Setelah kesempatan mengabarkan Injil diizinkan, maka Gereja Kristen Amsterdam di Belanda pada 1912 mengutus Pdt Dr H.A. Van Andel ke Nusantara sebagai pendeta utusan untuk daerah Surakarta dan sekitarnya (termasuk Klaten). Yang bersangkutan ditahbiskan sebagai pendeta pada 1913.
Dari sana lahirlah para guru injil lokal. Saya menduga kakek kami, Mangoen Soesanto, dalam perjalanan berikutnya, juga berprofesi sebagai guru Injil.
Dalam perjalanan berikutnya, sampailah ke tahun 1924. Pada tahun itu, Pdt Van Andel mengungkapkan gagasan bahwa gereja yang digembalakannya perlu membentuk majelis gereja sendiri untuk daerah Klaten.
Maka pada 6 Juli 1924 dibentuklah Majelis GKJ Klaten pertama yang waktu itu populer dengan sebutan “Pradataning Pasamuwan Kristen Djawi”.
Pada tahun itu juga GKJ Klaten didewasakan dengan jumlah jemaat 60 orang, termasuk anak-anak dan warga keturunan Tionghoa.
Waktu itu, GKJ Klaten belum punya gedung gereja.
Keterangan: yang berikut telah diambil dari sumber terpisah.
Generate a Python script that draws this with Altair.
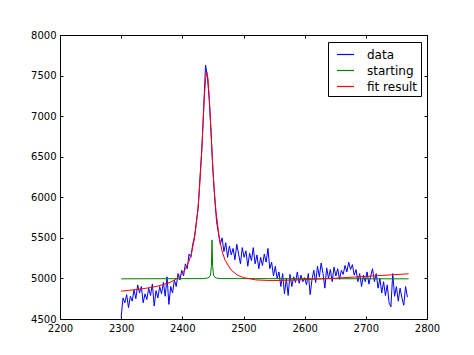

Ibadah Minggu dilakukan di rumah warga bernama Ia Tampinongkol dan menumpang di sekolah Kristen di Klaten.
Jemaat GKJ Klaten baru memiliki gedung setelah orang-orang Kristen di Belanda mengumpulkan persembahan dan disumbangkan ke GKJ Klaten.
Pada 1928, jemaat GKJ Klaten pun, mulai membangun gedung gereja sendiri di Kampung Klaseman. Di gedung gereja inilah umat Kristen Jawa leluasa beribadah sampai sekarang di saat gerejanya memasuki usia yang ke satu abad.